Mount Holyoke College

An anniversary of unusual interest and significance in the educational world will be celebrated at Mount Holyoke College on May 21, when tribute will be paid to President Mary E. Woolley on completion of her twenty years of service as chief administrator of the institution. In these twenty years Miss Woolley has not only accomplished great things for Mount Holyoke, but she has done much to further the cause of feminine education and feminine interests everywhere.

When Miss Woolley assumed the presidency of Mount Holyoke in 1901, women's colleges were still regarded with something of condescension. While the curriculum of Mount Holyoke had from the beginning been practically identical with that at Amherst, Williams, and other colleges for men, neither it nor any other instutuion for women had received fair recognition of its academic standing. To-day Mount Holyoke is registered on the United States Government records as a college of the first rank. A chapter of Phi Beta Kappa has for many years been in existence in the college. Miss Woolley has, it will be seen, in a few brief years, achieved recognition of intellectual equality for the college women.

Miss Woolley has done much more for feminine education, however, than raising its academic standing.

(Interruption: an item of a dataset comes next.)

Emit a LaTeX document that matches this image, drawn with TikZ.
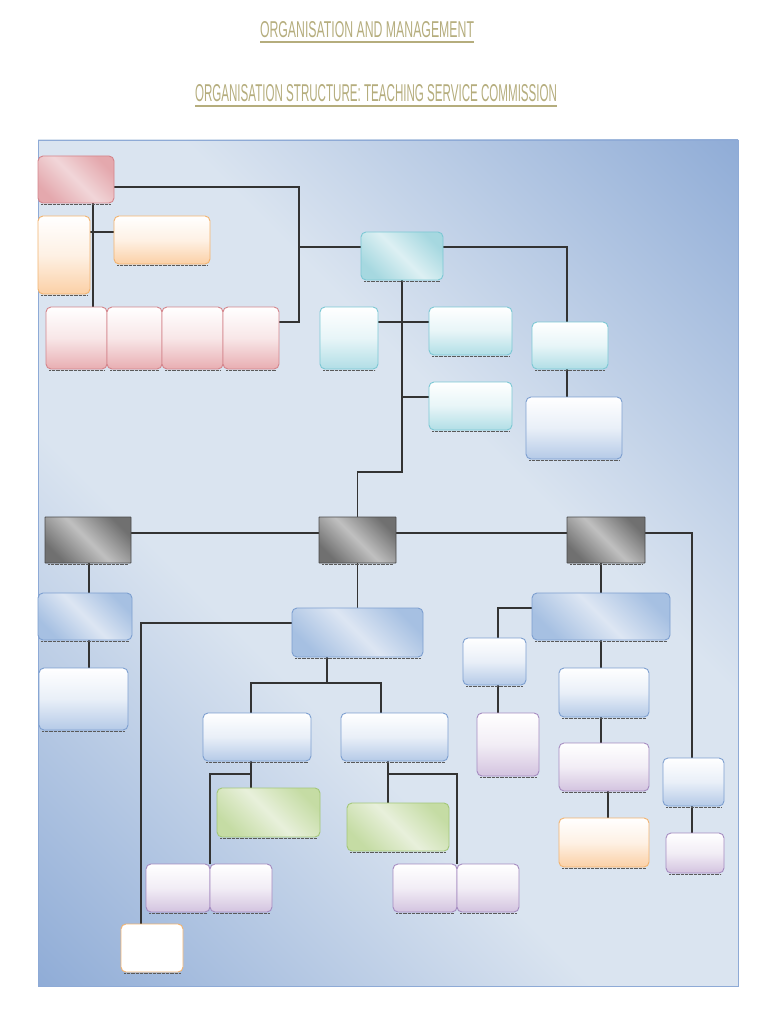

She has by her work at Mount Holyoke broadened the whole theory and practice of college life. Her object has been to develop the "all-around woman;" the woman who is equipped physically, mentally, and spiritually to become a leader. Interest in dramatic art and music, in athletics, in various aspects of social and religious work, in political matters, as well as a proper attention to the purely social side of life, have freed the college girl of to-day as she is typified at Mount Holyoke from any charge of being priggish or "defeminized." Education has given to her much and taken from her nothing.

What Miss Woolley has accomplished during the past twenty years should not be judged entirely by what she has done for the College; rather by what the College has done for the Nation. Mount Holyoke graudates, inspired by her example and her influence, are filling important posts in all lines of work. From the home-maker, which comes at the head of Miss Woolley's list of occupations, to the dean of a medical college in China, her students are taking part, and an important part, in the increasingly numerous activities that claim women to-day. While a few years ago they had to force their way into the newer and more untried fields of feminine endeaavor, now their services are being eagerly sought after. They have been tried and not found wanting.

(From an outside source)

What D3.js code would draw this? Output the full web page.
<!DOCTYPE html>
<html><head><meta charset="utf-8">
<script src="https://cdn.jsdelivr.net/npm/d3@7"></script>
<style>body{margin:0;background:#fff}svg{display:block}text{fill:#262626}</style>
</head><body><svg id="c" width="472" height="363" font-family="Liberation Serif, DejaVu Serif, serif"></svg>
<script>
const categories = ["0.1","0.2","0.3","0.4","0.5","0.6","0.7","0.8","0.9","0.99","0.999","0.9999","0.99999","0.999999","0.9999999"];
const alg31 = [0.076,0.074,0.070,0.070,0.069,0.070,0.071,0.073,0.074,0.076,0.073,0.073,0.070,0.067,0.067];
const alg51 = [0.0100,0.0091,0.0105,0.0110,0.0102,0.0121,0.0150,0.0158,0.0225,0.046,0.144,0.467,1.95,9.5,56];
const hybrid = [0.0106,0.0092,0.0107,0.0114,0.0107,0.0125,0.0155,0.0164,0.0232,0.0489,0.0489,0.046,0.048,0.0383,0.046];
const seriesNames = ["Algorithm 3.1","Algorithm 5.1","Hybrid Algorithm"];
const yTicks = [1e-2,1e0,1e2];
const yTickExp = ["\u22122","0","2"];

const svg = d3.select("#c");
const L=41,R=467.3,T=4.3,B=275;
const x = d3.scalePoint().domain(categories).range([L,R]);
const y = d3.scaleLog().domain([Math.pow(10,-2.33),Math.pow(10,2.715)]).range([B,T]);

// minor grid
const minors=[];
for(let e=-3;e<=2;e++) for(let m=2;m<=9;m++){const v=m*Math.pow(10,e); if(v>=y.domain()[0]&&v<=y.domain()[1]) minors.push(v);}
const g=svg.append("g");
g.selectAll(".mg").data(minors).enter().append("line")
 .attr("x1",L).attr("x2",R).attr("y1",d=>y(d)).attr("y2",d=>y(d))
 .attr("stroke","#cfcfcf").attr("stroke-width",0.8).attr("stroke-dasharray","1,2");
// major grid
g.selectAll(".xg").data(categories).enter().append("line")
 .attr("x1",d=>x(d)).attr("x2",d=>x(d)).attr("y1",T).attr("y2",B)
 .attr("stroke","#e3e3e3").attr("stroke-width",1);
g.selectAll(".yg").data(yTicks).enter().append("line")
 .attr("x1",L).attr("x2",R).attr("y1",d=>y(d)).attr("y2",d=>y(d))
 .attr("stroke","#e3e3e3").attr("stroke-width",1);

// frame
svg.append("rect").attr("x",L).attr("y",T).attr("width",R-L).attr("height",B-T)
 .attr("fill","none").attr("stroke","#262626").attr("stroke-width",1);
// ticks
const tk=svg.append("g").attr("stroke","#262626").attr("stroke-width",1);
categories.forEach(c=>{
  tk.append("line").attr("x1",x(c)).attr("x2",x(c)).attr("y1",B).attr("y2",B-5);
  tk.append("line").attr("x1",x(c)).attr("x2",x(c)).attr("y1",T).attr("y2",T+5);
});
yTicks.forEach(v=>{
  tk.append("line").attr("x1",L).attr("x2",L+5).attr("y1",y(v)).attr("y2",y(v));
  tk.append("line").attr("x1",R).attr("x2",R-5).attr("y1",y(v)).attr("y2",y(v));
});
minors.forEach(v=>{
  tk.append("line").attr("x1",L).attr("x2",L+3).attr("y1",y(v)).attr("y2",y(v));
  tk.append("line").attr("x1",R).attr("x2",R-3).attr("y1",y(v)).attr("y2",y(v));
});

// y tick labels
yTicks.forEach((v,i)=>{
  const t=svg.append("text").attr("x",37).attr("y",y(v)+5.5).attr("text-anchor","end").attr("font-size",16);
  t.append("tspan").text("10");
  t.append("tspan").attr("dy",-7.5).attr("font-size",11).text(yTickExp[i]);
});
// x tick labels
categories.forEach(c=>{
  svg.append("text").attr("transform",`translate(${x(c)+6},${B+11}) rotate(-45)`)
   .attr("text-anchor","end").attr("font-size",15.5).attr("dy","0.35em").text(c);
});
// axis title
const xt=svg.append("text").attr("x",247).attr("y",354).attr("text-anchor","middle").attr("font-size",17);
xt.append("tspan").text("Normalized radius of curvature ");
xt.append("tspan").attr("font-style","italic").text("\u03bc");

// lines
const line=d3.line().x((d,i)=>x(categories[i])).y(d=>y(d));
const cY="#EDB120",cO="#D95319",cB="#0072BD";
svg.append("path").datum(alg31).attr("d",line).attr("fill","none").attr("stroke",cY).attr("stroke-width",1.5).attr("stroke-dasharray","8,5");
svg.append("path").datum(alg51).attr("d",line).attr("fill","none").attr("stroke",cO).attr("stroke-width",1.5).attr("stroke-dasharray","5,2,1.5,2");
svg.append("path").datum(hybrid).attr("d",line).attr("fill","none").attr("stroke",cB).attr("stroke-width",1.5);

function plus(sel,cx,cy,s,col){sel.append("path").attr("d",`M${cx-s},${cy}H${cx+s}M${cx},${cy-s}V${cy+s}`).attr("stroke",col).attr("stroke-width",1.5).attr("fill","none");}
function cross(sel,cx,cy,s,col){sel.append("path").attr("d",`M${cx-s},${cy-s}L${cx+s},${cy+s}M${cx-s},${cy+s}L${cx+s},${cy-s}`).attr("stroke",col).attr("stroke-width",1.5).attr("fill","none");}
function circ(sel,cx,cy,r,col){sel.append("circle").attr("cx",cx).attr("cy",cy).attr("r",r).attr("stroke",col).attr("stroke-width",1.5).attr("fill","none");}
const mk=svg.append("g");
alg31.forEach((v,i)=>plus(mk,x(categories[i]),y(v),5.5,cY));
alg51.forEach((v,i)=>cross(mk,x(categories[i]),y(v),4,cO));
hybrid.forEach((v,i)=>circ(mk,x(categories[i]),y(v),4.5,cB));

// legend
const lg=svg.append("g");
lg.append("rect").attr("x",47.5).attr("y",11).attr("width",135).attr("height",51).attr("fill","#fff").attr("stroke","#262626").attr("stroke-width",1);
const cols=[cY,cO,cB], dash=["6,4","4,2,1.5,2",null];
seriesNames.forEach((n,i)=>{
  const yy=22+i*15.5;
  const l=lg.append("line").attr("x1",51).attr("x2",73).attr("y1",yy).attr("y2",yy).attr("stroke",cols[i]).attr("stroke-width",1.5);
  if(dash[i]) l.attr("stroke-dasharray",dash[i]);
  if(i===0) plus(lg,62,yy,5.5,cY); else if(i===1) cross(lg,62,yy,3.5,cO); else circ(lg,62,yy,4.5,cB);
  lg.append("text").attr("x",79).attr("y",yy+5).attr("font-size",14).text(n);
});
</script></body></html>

Miss Woolley is now engaged in raising a three-million-dollar endowment fund for Mount Holyoke. "The present educational crisis is a most acute one," she said in a recent speech. "The world more than ever before demands trained minds to bring order out of the chaos resulting from the Great War. She demands trained women as well as trained men. Yet such is the financial situation in our instutions for higher learning that not only is further progress impossible, but continuance of the present standards is out of the question, unless additional funds can be obtained."

Three million dollars has been estimated as the lowest amount which will enable Mount Holyoke to keep up the work she has begun. This sum makes no allowance for increased enrollment, even though more than a hundred applicants are each year refused for lack of room. In recognition of what Miss Woolley has done in turning over every June nearly two hundred of the best trained and equipped young women to carry ont he work of the Nation, this money must surely be forthcoming.